The company's trailing twelve-month (TTM) earnings are negative, making a Price-to-Earnings (P/E) ratio meaningless. Instead, other multiples provide insight. The Price-to-Book (P/B) ratio is 1.16, meaning the stock is valued slightly higher than the company's net assets. A more telling metric for this industry is the EV/EBITDA ratio, which stands at a reasonable 8.6. This multiple, which accounts for debt, is generally within the typical range for telecommunication firms, suggesting TDS is not priced at a significant premium or discount to its peers based on operational earnings.
This is where TDS shows its strength. The company boasts a high TTM Free Cash Flow (FCF) Yield of 8.96%. This metric shows how much cash the company is generating relative to its market capitalization. A high yield is attractive because it indicates the company has ample cash to reinvest, pay down debt, or return to shareholders. A cash-flow-based valuation suggests potential upside from the current price. In contrast, the dividend yield is a low 0.40% and has seen a steep recent cut, making it an unreliable indicator of value.
As a holding company, we can use the Book Value Per Share (BVPS) of $34.17 as a proxy for its asset value.
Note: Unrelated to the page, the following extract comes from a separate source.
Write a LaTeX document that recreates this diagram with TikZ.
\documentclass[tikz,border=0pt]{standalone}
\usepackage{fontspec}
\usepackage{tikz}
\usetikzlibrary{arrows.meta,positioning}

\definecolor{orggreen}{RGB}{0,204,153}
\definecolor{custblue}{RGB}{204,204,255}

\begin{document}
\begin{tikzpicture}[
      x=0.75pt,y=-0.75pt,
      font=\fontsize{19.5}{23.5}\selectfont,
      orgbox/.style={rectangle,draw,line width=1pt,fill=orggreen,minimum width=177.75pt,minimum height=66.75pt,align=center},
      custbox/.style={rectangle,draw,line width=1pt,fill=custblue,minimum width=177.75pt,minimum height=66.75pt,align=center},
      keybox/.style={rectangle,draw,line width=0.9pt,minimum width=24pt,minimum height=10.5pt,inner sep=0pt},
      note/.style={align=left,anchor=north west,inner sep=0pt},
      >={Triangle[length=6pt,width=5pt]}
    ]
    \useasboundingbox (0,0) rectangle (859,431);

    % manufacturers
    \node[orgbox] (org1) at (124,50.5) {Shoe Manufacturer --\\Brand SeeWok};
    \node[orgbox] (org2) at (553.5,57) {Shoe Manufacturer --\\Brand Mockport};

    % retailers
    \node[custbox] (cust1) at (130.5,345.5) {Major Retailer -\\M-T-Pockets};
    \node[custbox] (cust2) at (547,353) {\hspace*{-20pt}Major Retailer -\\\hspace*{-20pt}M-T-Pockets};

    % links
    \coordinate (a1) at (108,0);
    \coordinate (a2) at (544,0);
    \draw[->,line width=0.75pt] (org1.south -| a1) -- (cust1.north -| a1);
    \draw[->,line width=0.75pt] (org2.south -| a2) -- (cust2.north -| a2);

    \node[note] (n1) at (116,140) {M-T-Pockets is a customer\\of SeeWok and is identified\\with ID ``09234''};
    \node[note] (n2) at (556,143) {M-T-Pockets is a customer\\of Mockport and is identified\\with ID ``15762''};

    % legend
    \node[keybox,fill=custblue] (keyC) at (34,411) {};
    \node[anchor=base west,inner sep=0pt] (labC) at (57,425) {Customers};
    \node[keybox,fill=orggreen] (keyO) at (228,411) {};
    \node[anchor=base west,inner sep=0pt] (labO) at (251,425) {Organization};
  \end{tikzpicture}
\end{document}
The current price of $38.82 represents an 11.6% premium to this book value. Investors are paying more for the stock than its accounting value, which is justifiable if they believe management can generate returns superior to that asset base. However, given the negative tangible book value, this approach provides a conservative floor estimate for the stock's value. By triangulating these methods, we arrive at a fair value range of approximately $34 - $44 per share, making the current price fairly valued.